== Record excerpts

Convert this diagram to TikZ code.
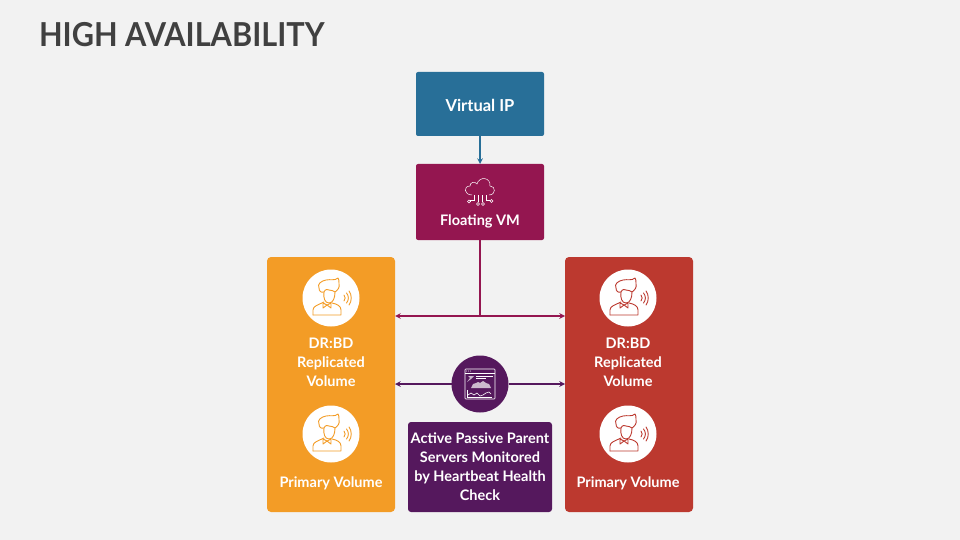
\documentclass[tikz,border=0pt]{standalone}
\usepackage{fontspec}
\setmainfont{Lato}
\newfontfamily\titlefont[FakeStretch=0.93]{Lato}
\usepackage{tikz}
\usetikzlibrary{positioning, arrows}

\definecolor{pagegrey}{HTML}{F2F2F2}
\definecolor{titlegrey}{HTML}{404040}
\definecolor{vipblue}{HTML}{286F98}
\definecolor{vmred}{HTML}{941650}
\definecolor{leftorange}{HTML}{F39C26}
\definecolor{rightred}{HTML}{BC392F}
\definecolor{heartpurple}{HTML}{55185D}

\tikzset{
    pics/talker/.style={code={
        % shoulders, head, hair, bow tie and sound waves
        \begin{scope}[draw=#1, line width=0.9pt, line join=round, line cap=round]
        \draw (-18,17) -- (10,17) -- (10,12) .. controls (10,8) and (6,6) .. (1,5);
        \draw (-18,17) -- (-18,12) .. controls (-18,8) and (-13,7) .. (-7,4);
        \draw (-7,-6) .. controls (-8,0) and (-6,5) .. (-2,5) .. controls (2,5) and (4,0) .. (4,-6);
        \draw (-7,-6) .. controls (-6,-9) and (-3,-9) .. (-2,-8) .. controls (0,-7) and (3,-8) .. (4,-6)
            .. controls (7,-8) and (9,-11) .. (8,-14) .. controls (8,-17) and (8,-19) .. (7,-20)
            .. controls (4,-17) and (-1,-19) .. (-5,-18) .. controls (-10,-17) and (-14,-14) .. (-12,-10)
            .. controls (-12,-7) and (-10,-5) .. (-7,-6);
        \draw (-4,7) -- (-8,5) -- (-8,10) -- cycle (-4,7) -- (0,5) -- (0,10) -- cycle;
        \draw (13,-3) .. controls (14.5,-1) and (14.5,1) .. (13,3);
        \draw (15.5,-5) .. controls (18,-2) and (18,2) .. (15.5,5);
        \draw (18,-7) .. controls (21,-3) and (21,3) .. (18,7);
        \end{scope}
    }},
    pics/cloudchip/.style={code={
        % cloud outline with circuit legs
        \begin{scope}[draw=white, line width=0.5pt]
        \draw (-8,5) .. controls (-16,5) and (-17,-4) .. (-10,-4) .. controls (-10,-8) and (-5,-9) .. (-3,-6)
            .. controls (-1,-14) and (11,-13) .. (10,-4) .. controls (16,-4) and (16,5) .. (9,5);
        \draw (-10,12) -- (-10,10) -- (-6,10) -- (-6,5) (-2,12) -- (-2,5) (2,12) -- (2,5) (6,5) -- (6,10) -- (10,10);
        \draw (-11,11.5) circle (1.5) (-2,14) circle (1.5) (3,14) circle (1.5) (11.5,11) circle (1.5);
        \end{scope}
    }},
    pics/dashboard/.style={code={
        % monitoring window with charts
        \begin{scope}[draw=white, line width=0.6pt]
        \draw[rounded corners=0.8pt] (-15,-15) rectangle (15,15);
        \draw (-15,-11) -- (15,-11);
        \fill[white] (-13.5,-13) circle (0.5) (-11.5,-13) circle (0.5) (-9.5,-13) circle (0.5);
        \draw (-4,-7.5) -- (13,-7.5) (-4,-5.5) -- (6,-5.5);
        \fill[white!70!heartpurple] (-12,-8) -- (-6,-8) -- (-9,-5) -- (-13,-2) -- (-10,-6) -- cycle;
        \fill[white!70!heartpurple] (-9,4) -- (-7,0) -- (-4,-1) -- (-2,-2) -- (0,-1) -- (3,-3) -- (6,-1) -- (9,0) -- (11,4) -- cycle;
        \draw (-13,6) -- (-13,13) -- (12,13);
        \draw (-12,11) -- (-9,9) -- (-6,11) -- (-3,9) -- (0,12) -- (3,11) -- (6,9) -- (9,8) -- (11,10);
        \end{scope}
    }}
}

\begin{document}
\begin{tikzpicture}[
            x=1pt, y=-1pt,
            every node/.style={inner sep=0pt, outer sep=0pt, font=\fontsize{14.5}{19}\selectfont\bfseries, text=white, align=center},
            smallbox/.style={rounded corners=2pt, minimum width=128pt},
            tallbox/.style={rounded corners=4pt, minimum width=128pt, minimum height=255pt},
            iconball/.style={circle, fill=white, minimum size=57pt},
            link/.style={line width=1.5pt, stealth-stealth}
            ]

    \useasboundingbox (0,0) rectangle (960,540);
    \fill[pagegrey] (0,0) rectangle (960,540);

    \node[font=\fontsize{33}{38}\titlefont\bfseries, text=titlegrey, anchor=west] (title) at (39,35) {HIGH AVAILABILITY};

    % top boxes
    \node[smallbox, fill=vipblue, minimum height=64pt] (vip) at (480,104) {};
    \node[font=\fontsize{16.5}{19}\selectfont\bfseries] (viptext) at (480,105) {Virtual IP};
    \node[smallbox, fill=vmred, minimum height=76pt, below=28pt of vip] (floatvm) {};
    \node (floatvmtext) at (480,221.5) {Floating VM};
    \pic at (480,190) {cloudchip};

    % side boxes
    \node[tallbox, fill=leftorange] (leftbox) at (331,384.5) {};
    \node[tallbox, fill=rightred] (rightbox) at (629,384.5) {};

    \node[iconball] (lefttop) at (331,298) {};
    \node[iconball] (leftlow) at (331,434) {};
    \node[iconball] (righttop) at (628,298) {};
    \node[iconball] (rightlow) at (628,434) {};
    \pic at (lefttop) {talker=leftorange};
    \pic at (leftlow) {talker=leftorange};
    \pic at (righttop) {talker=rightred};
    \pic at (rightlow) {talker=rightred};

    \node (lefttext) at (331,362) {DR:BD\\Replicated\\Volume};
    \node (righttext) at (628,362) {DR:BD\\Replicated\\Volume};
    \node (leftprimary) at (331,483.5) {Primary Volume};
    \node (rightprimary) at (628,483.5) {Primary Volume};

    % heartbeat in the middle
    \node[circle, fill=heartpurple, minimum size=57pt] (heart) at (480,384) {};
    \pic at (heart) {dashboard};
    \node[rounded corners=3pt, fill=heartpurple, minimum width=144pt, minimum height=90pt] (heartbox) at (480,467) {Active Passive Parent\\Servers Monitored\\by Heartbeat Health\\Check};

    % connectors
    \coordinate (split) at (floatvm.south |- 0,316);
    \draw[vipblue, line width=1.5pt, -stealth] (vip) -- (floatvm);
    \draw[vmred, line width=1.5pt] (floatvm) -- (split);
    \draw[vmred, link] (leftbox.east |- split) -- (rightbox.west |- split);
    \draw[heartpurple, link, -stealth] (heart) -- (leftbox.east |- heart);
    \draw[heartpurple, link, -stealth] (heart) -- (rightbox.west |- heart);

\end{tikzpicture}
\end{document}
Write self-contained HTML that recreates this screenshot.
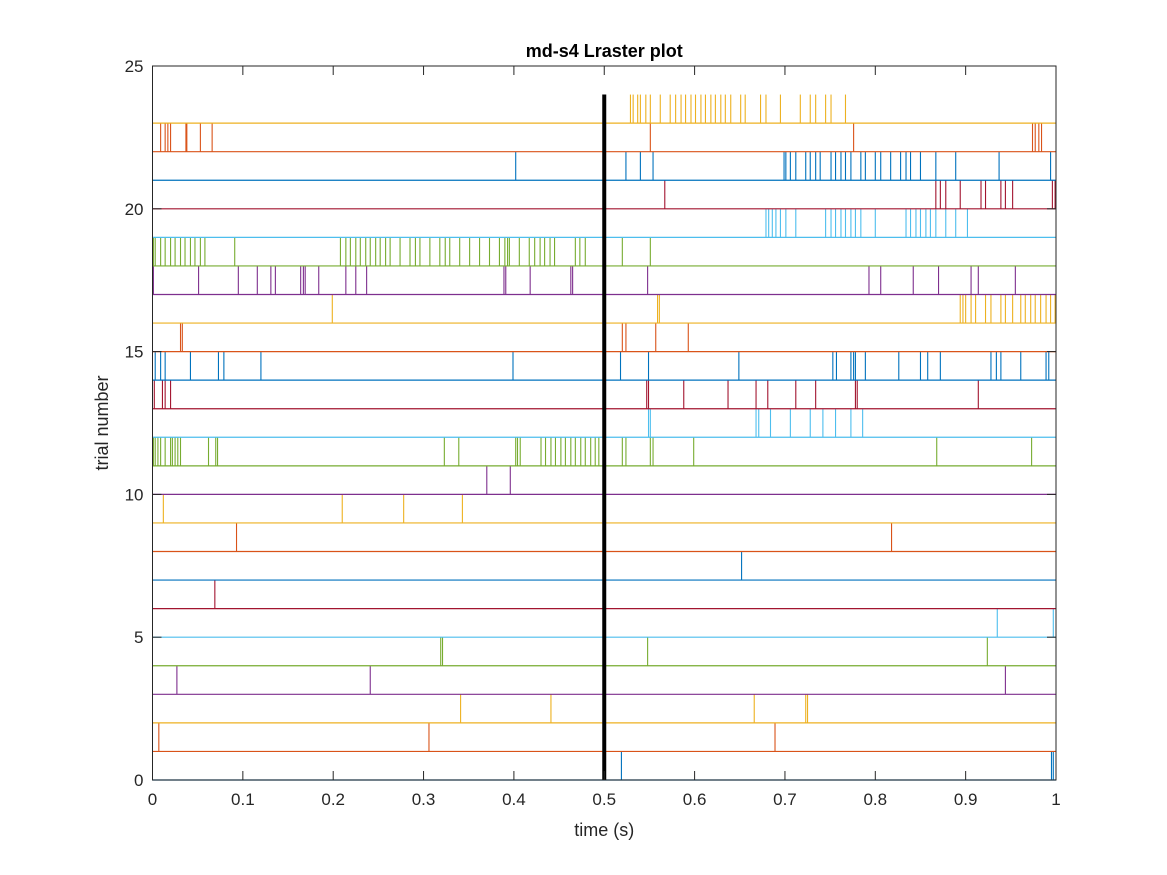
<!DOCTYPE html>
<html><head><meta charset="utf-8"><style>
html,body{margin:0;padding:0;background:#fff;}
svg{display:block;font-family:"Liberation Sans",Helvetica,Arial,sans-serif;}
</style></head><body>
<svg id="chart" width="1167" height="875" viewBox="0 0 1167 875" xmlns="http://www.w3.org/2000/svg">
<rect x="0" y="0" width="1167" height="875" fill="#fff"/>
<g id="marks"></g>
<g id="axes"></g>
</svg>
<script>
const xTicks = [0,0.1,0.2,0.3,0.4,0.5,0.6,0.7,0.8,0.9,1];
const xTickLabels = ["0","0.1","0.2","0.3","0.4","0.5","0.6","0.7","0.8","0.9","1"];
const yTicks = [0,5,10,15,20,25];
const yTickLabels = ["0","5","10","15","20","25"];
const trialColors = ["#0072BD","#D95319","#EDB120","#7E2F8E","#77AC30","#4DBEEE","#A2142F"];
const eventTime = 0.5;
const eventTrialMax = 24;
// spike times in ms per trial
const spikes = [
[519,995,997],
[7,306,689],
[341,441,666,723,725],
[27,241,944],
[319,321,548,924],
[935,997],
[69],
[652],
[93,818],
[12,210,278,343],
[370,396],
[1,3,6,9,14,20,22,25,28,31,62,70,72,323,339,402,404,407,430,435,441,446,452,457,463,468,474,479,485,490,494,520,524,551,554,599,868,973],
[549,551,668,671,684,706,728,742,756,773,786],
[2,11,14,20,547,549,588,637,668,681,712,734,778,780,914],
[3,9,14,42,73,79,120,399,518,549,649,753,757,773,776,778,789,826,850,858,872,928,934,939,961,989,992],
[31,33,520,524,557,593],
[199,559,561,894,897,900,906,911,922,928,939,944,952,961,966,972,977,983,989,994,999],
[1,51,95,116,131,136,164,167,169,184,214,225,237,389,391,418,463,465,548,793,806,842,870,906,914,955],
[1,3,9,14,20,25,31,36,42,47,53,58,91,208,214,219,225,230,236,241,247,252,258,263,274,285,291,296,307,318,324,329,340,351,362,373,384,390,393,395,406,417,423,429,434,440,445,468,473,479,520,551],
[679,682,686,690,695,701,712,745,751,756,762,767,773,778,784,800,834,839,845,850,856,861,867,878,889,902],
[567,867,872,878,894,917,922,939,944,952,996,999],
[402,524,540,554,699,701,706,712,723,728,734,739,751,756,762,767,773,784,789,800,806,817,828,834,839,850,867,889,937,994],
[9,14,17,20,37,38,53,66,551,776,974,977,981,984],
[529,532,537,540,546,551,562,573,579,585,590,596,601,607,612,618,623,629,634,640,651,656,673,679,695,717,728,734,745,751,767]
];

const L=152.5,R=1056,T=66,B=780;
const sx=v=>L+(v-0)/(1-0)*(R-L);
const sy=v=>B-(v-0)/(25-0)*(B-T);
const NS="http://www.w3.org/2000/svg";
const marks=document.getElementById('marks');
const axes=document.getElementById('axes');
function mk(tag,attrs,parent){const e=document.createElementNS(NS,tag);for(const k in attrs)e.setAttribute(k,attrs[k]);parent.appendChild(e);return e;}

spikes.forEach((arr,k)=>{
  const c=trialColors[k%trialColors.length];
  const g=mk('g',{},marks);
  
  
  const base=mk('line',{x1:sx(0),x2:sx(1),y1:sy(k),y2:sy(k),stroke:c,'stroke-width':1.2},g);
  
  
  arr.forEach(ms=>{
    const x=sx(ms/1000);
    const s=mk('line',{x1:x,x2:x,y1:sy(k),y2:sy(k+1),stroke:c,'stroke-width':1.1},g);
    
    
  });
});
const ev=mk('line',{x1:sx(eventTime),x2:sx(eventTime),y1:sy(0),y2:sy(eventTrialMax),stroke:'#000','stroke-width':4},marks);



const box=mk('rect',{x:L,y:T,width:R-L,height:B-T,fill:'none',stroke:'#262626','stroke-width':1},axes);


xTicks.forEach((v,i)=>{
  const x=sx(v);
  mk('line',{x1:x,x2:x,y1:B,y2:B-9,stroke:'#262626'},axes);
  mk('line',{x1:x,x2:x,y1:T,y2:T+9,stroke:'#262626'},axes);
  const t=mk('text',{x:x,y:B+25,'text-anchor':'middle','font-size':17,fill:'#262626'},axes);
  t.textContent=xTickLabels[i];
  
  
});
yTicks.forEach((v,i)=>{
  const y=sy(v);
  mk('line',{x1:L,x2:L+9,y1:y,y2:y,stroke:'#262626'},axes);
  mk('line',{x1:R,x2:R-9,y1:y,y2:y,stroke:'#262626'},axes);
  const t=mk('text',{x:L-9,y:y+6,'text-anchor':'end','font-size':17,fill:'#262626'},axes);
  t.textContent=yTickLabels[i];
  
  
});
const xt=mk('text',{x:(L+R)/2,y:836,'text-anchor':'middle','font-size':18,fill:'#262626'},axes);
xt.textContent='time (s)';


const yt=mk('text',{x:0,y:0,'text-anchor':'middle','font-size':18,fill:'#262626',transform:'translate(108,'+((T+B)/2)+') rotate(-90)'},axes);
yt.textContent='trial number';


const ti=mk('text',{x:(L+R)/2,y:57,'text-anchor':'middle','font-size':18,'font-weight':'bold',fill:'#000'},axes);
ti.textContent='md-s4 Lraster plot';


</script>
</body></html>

====

▸ Work to do:
Identify each line in the records above containing the word "code"; copy those lines.

▸ Solution to this exercise:
Convert this diagram to TikZ code.
    pics/talker/.style={code={
    pics/cloudchip/.style={code={
    pics/dashboard/.style={code={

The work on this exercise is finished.